[Rows from a dataset]
● ● ● ● ●

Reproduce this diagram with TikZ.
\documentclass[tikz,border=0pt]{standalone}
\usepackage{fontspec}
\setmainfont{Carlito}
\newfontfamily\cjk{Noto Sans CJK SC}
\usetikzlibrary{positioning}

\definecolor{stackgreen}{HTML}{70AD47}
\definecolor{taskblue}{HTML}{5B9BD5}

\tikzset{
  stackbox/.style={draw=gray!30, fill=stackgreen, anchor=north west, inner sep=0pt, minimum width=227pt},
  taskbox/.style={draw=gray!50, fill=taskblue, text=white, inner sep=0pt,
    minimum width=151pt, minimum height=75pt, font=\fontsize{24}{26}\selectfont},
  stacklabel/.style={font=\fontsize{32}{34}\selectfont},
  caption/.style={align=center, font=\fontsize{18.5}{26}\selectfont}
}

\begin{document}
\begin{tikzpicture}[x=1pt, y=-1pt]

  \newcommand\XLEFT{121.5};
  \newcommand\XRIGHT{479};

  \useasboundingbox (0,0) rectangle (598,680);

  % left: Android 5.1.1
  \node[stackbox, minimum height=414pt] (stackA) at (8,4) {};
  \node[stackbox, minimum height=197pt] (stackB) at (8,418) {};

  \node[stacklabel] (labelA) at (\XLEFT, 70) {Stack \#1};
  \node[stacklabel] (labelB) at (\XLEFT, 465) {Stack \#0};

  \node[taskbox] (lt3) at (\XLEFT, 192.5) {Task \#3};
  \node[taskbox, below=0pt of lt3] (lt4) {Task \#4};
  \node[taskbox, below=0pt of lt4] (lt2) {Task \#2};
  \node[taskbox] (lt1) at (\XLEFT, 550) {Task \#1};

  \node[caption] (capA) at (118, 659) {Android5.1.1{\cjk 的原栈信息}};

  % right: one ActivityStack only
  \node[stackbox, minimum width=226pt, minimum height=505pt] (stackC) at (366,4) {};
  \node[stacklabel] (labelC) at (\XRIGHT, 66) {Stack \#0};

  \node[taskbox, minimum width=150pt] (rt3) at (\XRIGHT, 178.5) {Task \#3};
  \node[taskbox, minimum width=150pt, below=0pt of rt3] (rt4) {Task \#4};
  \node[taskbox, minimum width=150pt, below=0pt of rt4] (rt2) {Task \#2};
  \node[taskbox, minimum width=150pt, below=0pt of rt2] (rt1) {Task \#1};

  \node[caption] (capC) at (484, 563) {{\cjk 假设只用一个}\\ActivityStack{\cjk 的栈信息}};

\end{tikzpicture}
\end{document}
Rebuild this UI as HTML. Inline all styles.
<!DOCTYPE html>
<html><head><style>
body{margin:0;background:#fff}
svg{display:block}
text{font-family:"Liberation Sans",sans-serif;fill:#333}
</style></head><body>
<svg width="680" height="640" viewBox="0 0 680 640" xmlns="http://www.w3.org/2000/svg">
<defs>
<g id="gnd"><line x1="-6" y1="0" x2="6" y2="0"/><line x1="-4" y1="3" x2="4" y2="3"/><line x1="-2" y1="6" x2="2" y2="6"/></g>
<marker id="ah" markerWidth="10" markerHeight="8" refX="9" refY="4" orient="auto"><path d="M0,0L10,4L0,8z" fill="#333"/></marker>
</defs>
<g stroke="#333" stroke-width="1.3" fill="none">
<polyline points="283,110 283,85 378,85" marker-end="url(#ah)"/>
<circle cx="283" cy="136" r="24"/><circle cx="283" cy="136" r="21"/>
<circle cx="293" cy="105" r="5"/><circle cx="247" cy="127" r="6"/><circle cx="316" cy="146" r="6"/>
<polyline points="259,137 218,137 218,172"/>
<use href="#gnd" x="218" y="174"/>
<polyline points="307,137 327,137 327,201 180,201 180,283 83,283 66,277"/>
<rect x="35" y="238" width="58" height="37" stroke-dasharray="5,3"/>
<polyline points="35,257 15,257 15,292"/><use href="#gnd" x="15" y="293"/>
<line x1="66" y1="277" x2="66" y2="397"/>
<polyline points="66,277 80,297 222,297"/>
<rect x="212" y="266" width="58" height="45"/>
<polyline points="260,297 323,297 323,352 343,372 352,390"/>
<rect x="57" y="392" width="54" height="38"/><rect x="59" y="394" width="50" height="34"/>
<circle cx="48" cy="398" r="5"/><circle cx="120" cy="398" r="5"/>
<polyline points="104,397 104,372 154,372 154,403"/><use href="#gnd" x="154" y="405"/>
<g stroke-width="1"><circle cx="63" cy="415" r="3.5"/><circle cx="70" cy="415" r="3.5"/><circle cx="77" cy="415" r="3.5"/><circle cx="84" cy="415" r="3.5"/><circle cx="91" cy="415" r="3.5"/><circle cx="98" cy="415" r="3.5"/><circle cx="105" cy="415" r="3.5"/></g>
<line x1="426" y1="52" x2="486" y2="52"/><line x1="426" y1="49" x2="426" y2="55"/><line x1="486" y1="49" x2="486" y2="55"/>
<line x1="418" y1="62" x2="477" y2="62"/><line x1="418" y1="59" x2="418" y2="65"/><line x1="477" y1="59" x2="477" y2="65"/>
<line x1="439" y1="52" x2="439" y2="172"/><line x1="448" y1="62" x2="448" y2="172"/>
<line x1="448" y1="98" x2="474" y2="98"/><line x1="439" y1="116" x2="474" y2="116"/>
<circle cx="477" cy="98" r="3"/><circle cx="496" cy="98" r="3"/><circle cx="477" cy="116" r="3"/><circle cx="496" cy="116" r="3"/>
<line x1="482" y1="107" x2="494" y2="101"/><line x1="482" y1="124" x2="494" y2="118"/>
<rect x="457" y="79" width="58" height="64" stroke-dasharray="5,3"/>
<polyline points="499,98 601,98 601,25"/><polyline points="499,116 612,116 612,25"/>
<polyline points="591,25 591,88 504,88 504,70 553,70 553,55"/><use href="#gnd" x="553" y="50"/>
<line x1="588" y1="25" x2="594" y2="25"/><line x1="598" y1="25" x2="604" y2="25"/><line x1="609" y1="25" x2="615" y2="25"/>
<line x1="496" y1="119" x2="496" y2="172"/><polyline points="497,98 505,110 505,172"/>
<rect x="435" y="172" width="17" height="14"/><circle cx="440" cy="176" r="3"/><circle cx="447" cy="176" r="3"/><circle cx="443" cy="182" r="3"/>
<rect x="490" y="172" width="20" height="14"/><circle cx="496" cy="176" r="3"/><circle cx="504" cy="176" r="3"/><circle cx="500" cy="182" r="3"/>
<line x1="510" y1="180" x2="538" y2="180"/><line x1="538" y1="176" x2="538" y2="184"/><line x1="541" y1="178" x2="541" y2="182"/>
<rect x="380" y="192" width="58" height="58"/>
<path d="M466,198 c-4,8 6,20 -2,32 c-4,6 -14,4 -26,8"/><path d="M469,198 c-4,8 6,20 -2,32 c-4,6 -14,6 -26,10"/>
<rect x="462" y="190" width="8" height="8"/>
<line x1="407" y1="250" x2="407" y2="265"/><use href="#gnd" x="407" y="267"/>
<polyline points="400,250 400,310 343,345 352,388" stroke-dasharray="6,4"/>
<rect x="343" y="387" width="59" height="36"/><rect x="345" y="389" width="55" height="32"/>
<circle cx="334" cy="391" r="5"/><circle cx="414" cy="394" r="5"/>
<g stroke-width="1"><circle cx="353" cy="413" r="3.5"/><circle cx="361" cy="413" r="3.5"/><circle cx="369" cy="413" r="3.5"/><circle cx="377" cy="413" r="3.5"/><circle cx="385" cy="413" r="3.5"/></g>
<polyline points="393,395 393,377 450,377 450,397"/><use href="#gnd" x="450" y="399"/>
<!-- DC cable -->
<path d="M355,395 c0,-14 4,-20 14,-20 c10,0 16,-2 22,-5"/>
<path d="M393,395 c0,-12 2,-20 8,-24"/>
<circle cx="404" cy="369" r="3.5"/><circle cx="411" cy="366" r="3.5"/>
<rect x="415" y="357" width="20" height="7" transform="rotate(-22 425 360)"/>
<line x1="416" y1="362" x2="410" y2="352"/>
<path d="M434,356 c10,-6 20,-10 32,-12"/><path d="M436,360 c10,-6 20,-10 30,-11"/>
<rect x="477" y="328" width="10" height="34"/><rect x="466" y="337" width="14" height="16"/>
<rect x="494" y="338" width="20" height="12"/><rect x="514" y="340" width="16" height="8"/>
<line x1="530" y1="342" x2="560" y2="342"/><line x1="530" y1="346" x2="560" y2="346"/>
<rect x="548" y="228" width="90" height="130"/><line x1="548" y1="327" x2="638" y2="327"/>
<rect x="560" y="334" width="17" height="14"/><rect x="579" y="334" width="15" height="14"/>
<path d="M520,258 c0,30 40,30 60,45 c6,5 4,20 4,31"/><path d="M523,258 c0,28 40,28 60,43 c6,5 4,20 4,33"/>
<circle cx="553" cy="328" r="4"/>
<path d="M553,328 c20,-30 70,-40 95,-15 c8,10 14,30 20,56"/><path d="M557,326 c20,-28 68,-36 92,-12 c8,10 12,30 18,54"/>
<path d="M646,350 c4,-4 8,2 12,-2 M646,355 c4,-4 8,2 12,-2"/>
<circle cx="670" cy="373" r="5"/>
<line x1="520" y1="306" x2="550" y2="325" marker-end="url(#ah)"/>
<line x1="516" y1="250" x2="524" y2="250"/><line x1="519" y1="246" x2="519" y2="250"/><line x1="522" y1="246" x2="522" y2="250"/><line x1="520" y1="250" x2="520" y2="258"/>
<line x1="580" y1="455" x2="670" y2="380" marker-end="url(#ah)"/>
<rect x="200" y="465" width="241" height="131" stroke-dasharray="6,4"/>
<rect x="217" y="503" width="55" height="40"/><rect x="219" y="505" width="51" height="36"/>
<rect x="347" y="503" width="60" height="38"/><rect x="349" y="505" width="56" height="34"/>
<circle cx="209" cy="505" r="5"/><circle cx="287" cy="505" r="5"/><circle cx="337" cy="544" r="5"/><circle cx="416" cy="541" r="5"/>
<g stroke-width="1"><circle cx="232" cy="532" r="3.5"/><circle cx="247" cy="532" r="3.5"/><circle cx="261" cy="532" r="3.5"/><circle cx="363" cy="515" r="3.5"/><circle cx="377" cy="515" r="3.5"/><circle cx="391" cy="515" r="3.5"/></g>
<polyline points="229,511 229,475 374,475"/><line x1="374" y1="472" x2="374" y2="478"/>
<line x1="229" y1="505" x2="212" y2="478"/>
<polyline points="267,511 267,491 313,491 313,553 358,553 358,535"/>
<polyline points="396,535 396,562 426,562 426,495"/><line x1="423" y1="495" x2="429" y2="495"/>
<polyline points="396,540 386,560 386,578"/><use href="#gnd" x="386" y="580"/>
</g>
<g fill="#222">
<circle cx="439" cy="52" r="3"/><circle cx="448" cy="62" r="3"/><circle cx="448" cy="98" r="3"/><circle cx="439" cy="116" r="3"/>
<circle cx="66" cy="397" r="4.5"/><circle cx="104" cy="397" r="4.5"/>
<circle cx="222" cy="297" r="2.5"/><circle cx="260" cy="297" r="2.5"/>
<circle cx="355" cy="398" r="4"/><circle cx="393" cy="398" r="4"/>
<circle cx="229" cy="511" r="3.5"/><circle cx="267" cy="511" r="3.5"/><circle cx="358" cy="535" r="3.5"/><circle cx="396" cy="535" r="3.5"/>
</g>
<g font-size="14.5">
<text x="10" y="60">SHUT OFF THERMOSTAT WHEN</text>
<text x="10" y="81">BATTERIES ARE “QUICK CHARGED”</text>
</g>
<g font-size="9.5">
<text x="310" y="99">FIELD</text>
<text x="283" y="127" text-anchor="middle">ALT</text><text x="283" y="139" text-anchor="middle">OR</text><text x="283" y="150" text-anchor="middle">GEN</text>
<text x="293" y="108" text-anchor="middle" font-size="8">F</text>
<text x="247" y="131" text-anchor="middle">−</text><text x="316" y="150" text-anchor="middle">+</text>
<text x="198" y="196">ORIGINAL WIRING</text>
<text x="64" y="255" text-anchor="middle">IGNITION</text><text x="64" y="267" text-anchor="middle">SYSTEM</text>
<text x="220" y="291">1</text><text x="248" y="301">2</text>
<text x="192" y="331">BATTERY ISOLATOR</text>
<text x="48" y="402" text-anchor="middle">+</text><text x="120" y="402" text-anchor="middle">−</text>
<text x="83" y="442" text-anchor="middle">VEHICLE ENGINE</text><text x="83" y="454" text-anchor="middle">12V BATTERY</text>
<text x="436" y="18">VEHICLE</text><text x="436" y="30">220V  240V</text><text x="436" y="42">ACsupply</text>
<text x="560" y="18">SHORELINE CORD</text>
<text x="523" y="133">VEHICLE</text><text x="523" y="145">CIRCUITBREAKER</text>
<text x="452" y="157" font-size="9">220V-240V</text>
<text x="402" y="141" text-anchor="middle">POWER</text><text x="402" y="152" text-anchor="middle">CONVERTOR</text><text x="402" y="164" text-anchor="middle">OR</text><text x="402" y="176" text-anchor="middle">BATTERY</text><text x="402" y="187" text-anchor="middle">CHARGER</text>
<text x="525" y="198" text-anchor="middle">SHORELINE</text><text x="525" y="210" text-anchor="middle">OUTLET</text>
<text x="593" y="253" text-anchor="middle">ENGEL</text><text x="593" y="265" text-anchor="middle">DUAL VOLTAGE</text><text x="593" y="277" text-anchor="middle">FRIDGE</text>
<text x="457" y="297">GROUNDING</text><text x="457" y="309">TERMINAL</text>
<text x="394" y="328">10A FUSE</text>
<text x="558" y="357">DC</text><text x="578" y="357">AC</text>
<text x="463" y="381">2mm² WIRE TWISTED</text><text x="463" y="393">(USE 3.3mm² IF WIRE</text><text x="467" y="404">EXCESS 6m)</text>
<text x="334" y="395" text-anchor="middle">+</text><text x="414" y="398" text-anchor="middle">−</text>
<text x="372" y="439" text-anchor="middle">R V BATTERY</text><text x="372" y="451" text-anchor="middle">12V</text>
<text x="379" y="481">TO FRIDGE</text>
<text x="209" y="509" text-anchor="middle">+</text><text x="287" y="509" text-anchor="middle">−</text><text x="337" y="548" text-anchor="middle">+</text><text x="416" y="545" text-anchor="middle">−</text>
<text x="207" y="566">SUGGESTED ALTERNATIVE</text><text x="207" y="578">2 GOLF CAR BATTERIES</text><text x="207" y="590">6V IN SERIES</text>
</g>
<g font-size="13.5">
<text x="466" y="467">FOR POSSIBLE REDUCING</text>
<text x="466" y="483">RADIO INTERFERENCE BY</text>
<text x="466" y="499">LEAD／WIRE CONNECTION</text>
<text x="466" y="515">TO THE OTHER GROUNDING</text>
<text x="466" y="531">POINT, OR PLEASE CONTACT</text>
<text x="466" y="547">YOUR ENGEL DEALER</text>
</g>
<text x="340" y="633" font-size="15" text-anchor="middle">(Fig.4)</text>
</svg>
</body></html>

● ● ● ● ●

» **What this task involves**:
Restate, word for word and with nothing added, the lines from the first line of the listing through the one where "at (118, 659)" stands.

» **Task result**:
Reproduce this diagram with TikZ.
\documentclass[tikz,border=0pt]{standalone}
\usepackage{fontspec}
\setmainfont{Carlito}
\newfontfamily\cjk{Noto Sans CJK SC}
\usetikzlibrary{positioning}

\definecolor{stackgreen}{HTML}{70AD47}
\definecolor{taskblue}{HTML}{5B9BD5}

\tikzset{
  stackbox/.style={draw=gray!30, fill=stackgreen, anchor=north west, inner sep=0pt, minimum width=227pt},
  taskbox/.style={draw=gray!50, fill=taskblue, text=white, inner sep=0pt,
    minimum width=151pt, minimum height=75pt, font=\fontsize{24}{26}\selectfont},
  stacklabel/.style={font=\fontsize{32}{34}\selectfont},
  caption/.style={align=center, font=\fontsize{18.5}{26}\selectfont}
}

\begin{document}
\begin{tikzpicture}[x=1pt, y=-1pt]

  \newcommand\XLEFT{121.5};
  \newcommand\XRIGHT{479};

  \useasboundingbox (0,0) rectangle (598,680);

  % left: Android 5.1.1
  \node[stackbox, minimum height=414pt] (stackA) at (8,4) {};
  \node[stackbox, minimum height=197pt] (stackB) at (8,418) {};

  \node[stacklabel] (labelA) at (\XLEFT, 70) {Stack \#1};
  \node[stacklabel] (labelB) at (\XLEFT, 465) {Stack \#0};

  \node[taskbox] (lt3) at (\XLEFT, 192.5) {Task \#3};
  \node[taskbox, below=0pt of lt3] (lt4) {Task \#4};
  \node[taskbox, below=0pt of lt4] (lt2) {Task \#2};
  \node[taskbox] (lt1) at (\XLEFT, 550) {Task \#1};

  \node[caption] (capA) at (118, 659) {Android5.1.1{\cjk 的原栈信息}};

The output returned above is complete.